Jung: The workplace is a modern village square where the Persona performs. Missing it means the mask has dissolved; the Ego panics because the Shadow (all non-work traits) rushes in. Integration requires befriending the Shadow—play, idleness, creativity—so the Self becomes more than the job title.
Freud: Employment equals adult libidinal channeling—energy exchanged for security. Losing it resurrects infantile fears of abandonment by the provisioning parent. The dream replays the primal scene: “Will Mother/Father still feed me if I produce nothing?” Recognize the regressive spike, then self-parent with reassurance.

What to Do Next?

  1. Morning pages: Write three fears the dream exposed; finish each sentence with “…and I can handle this by ___.”
  2. Reality audit: Review your emergency fund, network contacts, and résumé. Updating even one section tells the amygdala, “Plan exists—stand down.”
  3. Micro-sabbath: Schedule one work-free hour this week to do something purposeless (color, walk, cloud-watch).

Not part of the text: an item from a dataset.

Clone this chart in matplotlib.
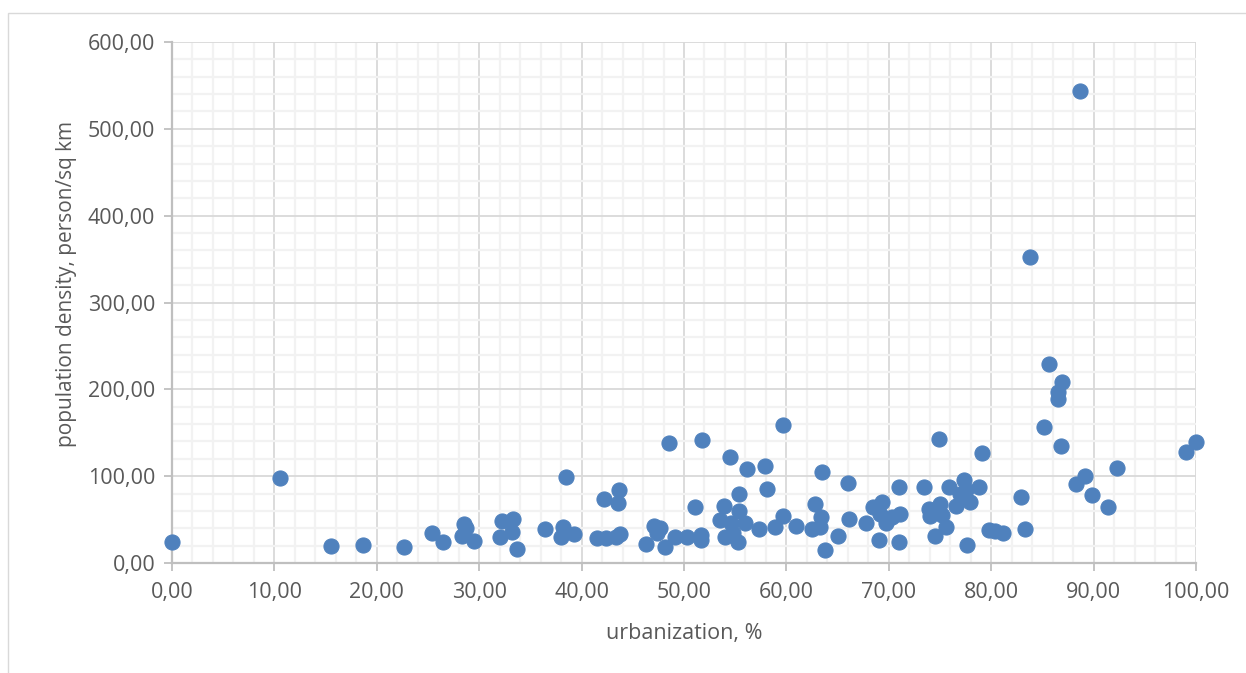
import matplotlib
matplotlib.use("Agg")
import matplotlib.pyplot as plt
from matplotlib.ticker import MultipleLocator, FuncFormatter
from matplotlib.patches import Rectangle

urbanization = [
    0.0, 10.5, 15.5, 18.7, 22.7, 25.4, 26.5, 28.3, 28.5, 28.7,
    29.5, 32.2, 33.3, 32.0, 33.2, 33.7, 36.4, 38.5, 38.2, 38.0,
    39.3, 41.5, 42.4, 43.4, 43.75, 42.2, 43.65, 43.6, 46.3, 47.1,
    47.7, 47.4, 48.1, 48.5, 49.1, 50.3, 51.7, 51.7, 51.8, 51.1,
    54.5, 53.9, 55.4, 53.5, 54.6, 54.0, 55.4, 55.3, 54.8, 56.0,
    56.2, 57.9, 58.1, 57.3, 58.9, 59.7, 59.7, 60.9, 62.8, 63.5,
    63.4, 62.5, 63.3, 63.8, 65.0, 66.0, 66.1, 67.8, 68.5, 69.3,
    69.0, 69.7, 69.1, 70.3, 71.1, 71.0, 71.0, 73.4, 73.9, 74.0,
    75.0, 75.2, 74.5, 75.6, 74.9, 75.9, 77.3, 78.8, 77.0, 77.9,
    76.6, 77.6, 77.5, 79.1, 79.8, 80.4, 81.2, 83.3, 82.9, 83.8,
    85.6, 86.9, 86.5, 86.5, 85.2, 86.8, 88.7, 88.3, 89.2, 89.8,
    91.4, 92.3, 99.0, 100.0,
]
density = [
    24, 98, 20, 21, 19, 34, 24, 31, 45, 40,
    25.5, 48, 51, 29.5, 35.5, 16, 39, 99.5, 42, 29.5,
    33, 29, 28.5, 30.5, 33, 74, 84, 69, 21.5, 43,
    40, 34, 19, 138, 30, 29.5, 32.5, 27, 142, 64,
    122, 66, 80, 50, 46, 29.5, 59.5, 24.5, 34, 45.5,
    108, 112, 85, 39, 42, 54, 159, 43, 67.5, 104.5,
    53, 39, 42, 15, 31, 92, 51, 46.5, 64, 70,
    26, 45.5, 57, 53, 57, 88, 24, 88, 62, 54,
    68.5, 55, 31.5, 41, 142.5, 87, 95.5, 88, 80, 70,
    66, 20.5, 84, 127, 38.5, 36.5, 35, 39, 76, 352,
    229, 209, 197, 189, 157, 135, 544, 91, 100, 78,
    64, 109, 128, 139,
]

x_label = "urbanization, %"
y_label = "population density, person/sq km"

FONT = "Open Sans"
TXT = "#595959"
FS = 15.5

fig = plt.figure(figsize=(12.46, 6.73), dpi=100)
fig.patch.set_facecolor("white")

# chart frame
fig.patches.append(Rectangle((8 / 1246, -0.01), 1.05, 1 - 13 / 673 + 0.01,
                             transform=fig.transFigure, fill=False,
                             edgecolor="#D9D9D9", linewidth=1.0))

ax = fig.add_axes([172 / 1246, 1 - 563 / 673, (1196 - 172) / 1246, (563 - 42) / 673])
ax.set_xlim(0, 100)
ax.set_ylim(0, 600)

ax.xaxis.set_major_locator(MultipleLocator(10))
ax.xaxis.set_minor_locator(MultipleLocator(2))
ax.yaxis.set_major_locator(MultipleLocator(100))
ax.yaxis.set_minor_locator(MultipleLocator(20))

fmt = FuncFormatter(lambda v, p: f"{v:.2f}".replace(".", ","))
ax.xaxis.set_major_formatter(fmt)
ax.yaxis.set_major_formatter(fmt)

ax.grid(which="minor", color="#F2F2F2", linewidth=1.6, zorder=0)
ax.grid(which="major", color="#D9D9D9", linewidth=1.3, zorder=0)
ax.set_axisbelow(True)

for s in ["top", "right"]:
    ax.spines[s].set_visible(False)
for s in ["left", "bottom"]:
    ax.spines[s].set_color("#BFBFBF")
    ax.spines[s].set_linewidth(1.6)

ax.tick_params(which="major", length=6, width=1.3, color="#BFBFBF",
               labelsize=FS, labelcolor=TXT)
ax.tick_params(axis="x", which="major", pad=8)
ax.tick_params(axis="y", which="major", pad=6)
ax.tick_params(which="minor", length=0)
for lab in ax.get_xticklabels() + ax.get_yticklabels():
    lab.set_fontfamily(FONT)

ax.scatter(urbanization, density, s=118, color="#4F81BD",
           edgecolors="#4F81BD", linewidths=0.8, zorder=3, clip_on=False)

ax.set_xlabel(x_label, fontsize=FS, color=TXT, family=FONT, labelpad=14)
ax.set_ylabel(y_label, fontsize=15, color=TXT, family=FONT)
ax.yaxis.set_label_coords((77 - 172) / 1024, (563 - 284) / 521)

fig.savefig("out.png", dpi=100, facecolor="white")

This trains the nervous system that survival is not tied to constant output.

FAQ

Does dreaming I lost my job mean it will really happen?

No. Dreams exaggerate fears to make you conscious of them. Use the emotional jolt as a prompt to secure real-world contingencies, not as prophecy.

Why do I keep dreaming I’m late to work even on weekends?

Your brain has linked time discipline with self-worth. Practice self-compassion rituals (affirmations, stretching) right after waking to teach the limbic system that value is not conditional on punctuality alone.

Can this dream be positive?

Yes. Losing a job in a dream can clear space for a new identity to emerge. If you exit willingly or feel relief in the dream, your psyche is ready to outgrow the current role and explore broader talents.

Summary

A missing employment dream is the psyche’s fire drill: it alarms you so you can locate exits, update inner safety plans, and remember you are more than your function. Heed the warning, shore up resources, then relax—the real you can never be laid off.

From the 1901 Archives

"This is not an auspicious dream. It implies depression in business circles and loss of employment to wage earners. It also denotes bodily illness. To dream of being out of work, denotes that you will have no fear, as you are always sought out for your conscientious fulfilment of contracts, which make you a desired help. Giving employment to others, indicates loss for yourself. All dreams of this nature may be interpreted as the above."